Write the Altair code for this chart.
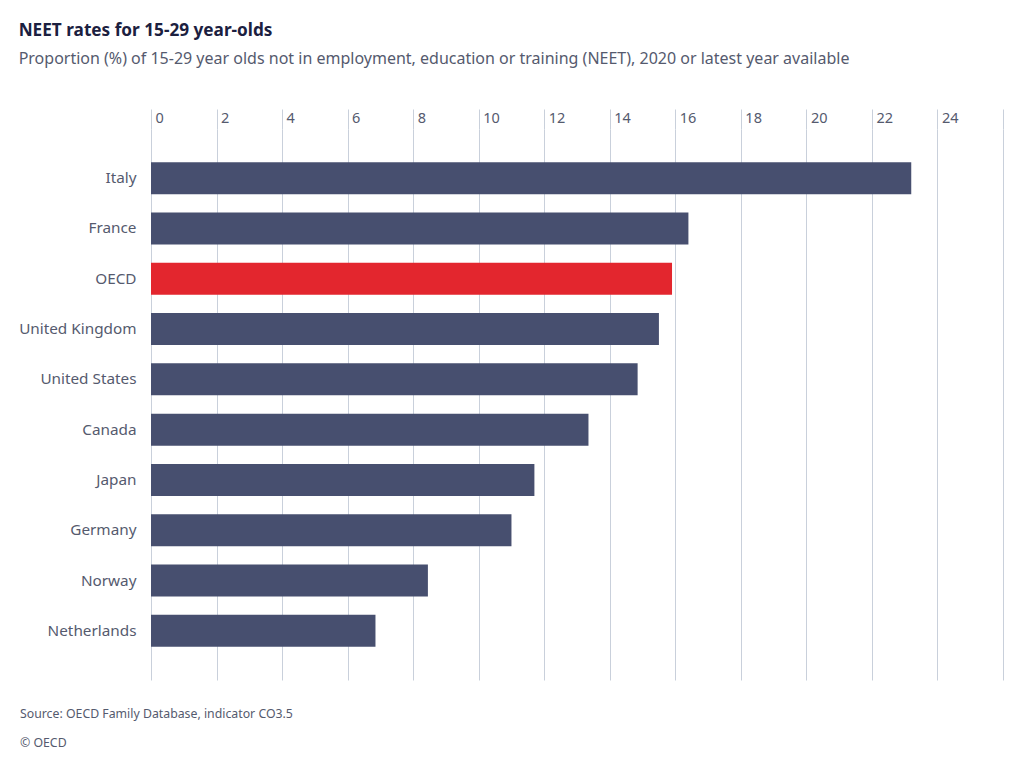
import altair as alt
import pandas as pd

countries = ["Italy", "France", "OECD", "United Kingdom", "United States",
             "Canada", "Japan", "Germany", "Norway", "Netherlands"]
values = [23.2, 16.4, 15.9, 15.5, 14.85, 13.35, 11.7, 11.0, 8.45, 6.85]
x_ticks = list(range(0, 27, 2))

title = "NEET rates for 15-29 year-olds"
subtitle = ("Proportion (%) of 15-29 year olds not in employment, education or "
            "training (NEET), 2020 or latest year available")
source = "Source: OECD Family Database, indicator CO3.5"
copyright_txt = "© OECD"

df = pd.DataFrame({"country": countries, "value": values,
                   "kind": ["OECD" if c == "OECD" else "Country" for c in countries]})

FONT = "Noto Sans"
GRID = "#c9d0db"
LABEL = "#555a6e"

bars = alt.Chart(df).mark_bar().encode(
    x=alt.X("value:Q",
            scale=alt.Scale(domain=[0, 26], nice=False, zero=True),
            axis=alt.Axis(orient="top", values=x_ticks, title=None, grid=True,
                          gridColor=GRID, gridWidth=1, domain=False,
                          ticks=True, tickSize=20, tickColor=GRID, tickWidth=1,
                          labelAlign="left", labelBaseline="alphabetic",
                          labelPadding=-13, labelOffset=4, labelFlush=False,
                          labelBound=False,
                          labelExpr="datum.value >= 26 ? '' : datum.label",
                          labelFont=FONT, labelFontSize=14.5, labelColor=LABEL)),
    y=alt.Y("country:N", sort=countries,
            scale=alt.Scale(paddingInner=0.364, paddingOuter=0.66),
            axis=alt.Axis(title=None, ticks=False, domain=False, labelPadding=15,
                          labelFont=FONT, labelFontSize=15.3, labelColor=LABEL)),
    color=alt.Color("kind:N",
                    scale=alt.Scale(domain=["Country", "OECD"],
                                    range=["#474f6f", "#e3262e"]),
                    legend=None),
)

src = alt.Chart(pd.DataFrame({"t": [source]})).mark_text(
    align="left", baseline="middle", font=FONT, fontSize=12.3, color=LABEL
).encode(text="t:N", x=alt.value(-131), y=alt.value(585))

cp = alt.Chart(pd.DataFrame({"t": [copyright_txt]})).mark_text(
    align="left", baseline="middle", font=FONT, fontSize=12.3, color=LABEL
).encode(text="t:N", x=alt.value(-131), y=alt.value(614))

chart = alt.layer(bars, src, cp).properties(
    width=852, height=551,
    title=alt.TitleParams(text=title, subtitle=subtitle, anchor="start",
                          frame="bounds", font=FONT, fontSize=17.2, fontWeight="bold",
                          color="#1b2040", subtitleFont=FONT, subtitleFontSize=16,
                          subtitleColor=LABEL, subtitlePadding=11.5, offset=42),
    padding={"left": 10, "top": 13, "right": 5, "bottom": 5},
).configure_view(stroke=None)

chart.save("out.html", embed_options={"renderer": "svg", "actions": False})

| CHALLENGE |
Starting at the first line of the material, output exactly the lines up to and including the one with "x_ticks = list(range(0, 27, 2))". Do not include the pictures.

| RESULT |
Write the Altair code for this chart.
import altair as alt
import pandas as pd

countries = ["Italy", "France", "OECD", "United Kingdom", "United States",
             "Canada", "Japan", "Germany", "Norway", "Netherlands"]
values = [23.2, 16.4, 15.9, 15.5, 14.85, 13.35, 11.7, 11.0, 8.45, 6.85]
x_ticks = list(range(0, 27, 2))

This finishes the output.